A crucial property of smooth manifolds is the existence of "bump functions" (also known as smooth cutoff functions). For each open set $$V_j$$, we can construct a smooth function $$f_j: M \to \mathbb{R}$$ such that:

1. $$f_j(x) \geq 0$$ for all $$x \in M$$ (the function values are non-negative).

2. $$f_j(x) = 0$$ for all $$x \notin V_j$$ (the function is zero outside of $$V_j$$; this means its support, $$\text{supp}(f_j)$$, is contained within $$V_j$$).

3. $$f_j(x) > 0$$ for some $$x \in V_j$$ (the function is not identically zero, meaning its support is nonempty).

Since the open sets $$V_1, V_2, \ldots, V_k$$ were chosen to be pairwise disjoint, their corresponding supports $$\text{supp}(f_1), \text{supp}(f_2), \ldots, \text{supp}(f_k)$$ are also pairwise disjoint. We have now successfully constructed $$k$$ smooth functions with nonempty and disjoint supports.

**step4 Proving Linear Independence of These Functions**

Now, we will use the hint to show that these $$k$$ functions $$f_1, \ldots, f_k$$ are linearly independent. Consider a linear combination of these functions that results in the zero function:

$$c_1 f_1 + c_2 f_2 + \cdots + c_k f_k = 0$$

Here, $$c_1, \ldots, c_k$$ are real numbers, and $$0$$ represents the function that is zero everywhere on $$M$$. Our goal is to demonstrate that all these coefficients $$c_j$$ must be zero.

Let's pick an arbitrary index $$j$$ from $$1$$ to $$k$$. Since the support $$\text{supp}(f_j)$$ is nonempty, there must exist at least one point, say $$x_j \in M$$, such that $$f_j(x_j) \neq 0$$. By the definition of the function's support, this point $$x_j$$ must be within the open set $$V_j$$.

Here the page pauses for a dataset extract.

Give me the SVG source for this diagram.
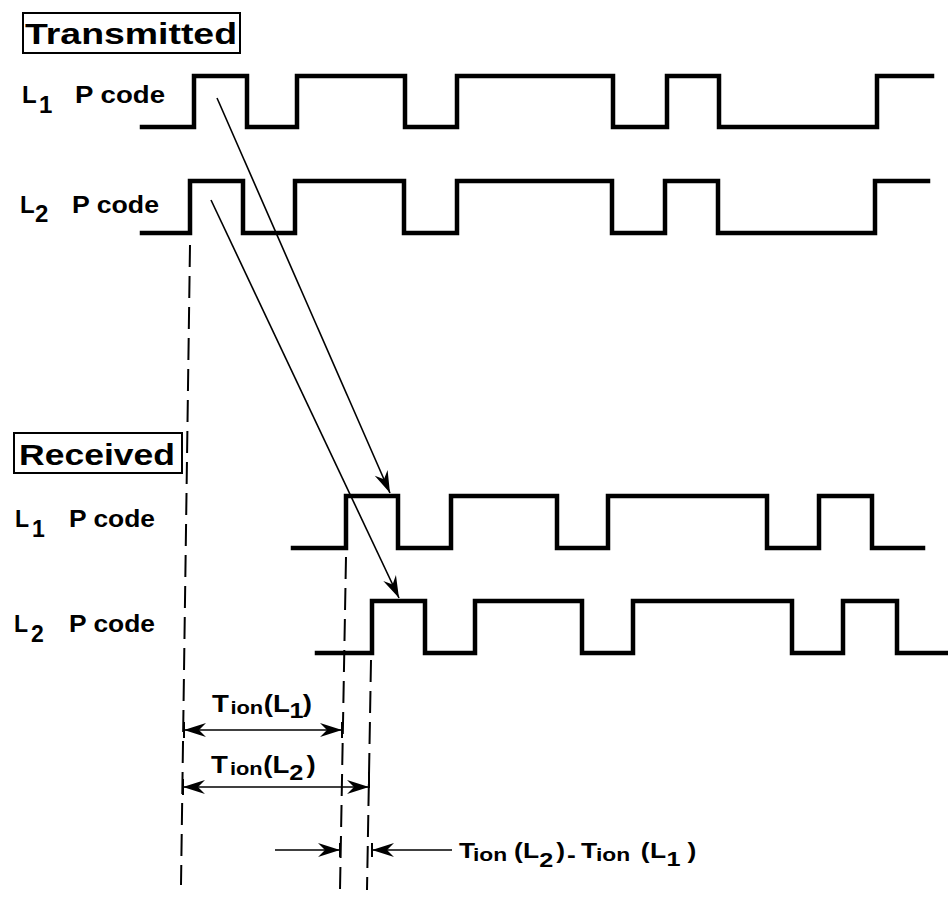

Because the supports of our functions are pairwise disjoint, for any other index $$i$$ (where $$i \neq j$$), the point $$x_j$$ is not in $$\text{supp}(f_i)$$. This implies that $$f_i(x_j) = 0$$ for all $$i \neq j$$.

Now, let's evaluate the linear combination equation at this specific point $$x_j$$:

$$c_1 f_1(x_j) + \cdots + c_j f_j(x_j) + \cdots + c_k f_k(x_j) = 0$$

Substituting the fact that $$f_i(x_j) = 0$$ for all $$i \neq j$$ into the equation, we are left with:

$$0 + \cdots + c_j f_j(x_j) + \cdots + 0 = 0$$

$$c_j f_j(x_j) = 0$$

We know that we specifically chose $$x_j$$ such that $$f_j(x_j) \neq 0$$. Therefore, for the product $$c_j f_j(x_j)$$ to be zero, it must be that the coefficient $$c_j$$ itself is zero.

Since this reasoning applies for every $$j$$ from $$1$$ to $$k$$, we conclude that $$c_1 = c_2 = \cdots = c_k = 0$$. This proves that the functions $$f_1, f_2, \ldots, f_k$$ are indeed linearly independent.

**step5 Concluding the Infinite-Dimensionality of the Vector Space**

We have demonstrated that for any arbitrary positive integer $$k$$, we can construct a set of $$k$$ smooth functions from $$C^{\infty}(M)$$ that are linearly independent. This means that no finite set of functions can form a basis for $$C^{\infty}(M)$$, and the space cannot be spanned by a finite number of elements. By definition, a vector space that requires an infinite number of linearly independent vectors to span it is called an infinite-dimensional vector space. Therefore, $$C^{\infty}(M)$$ is infinite-dimensional.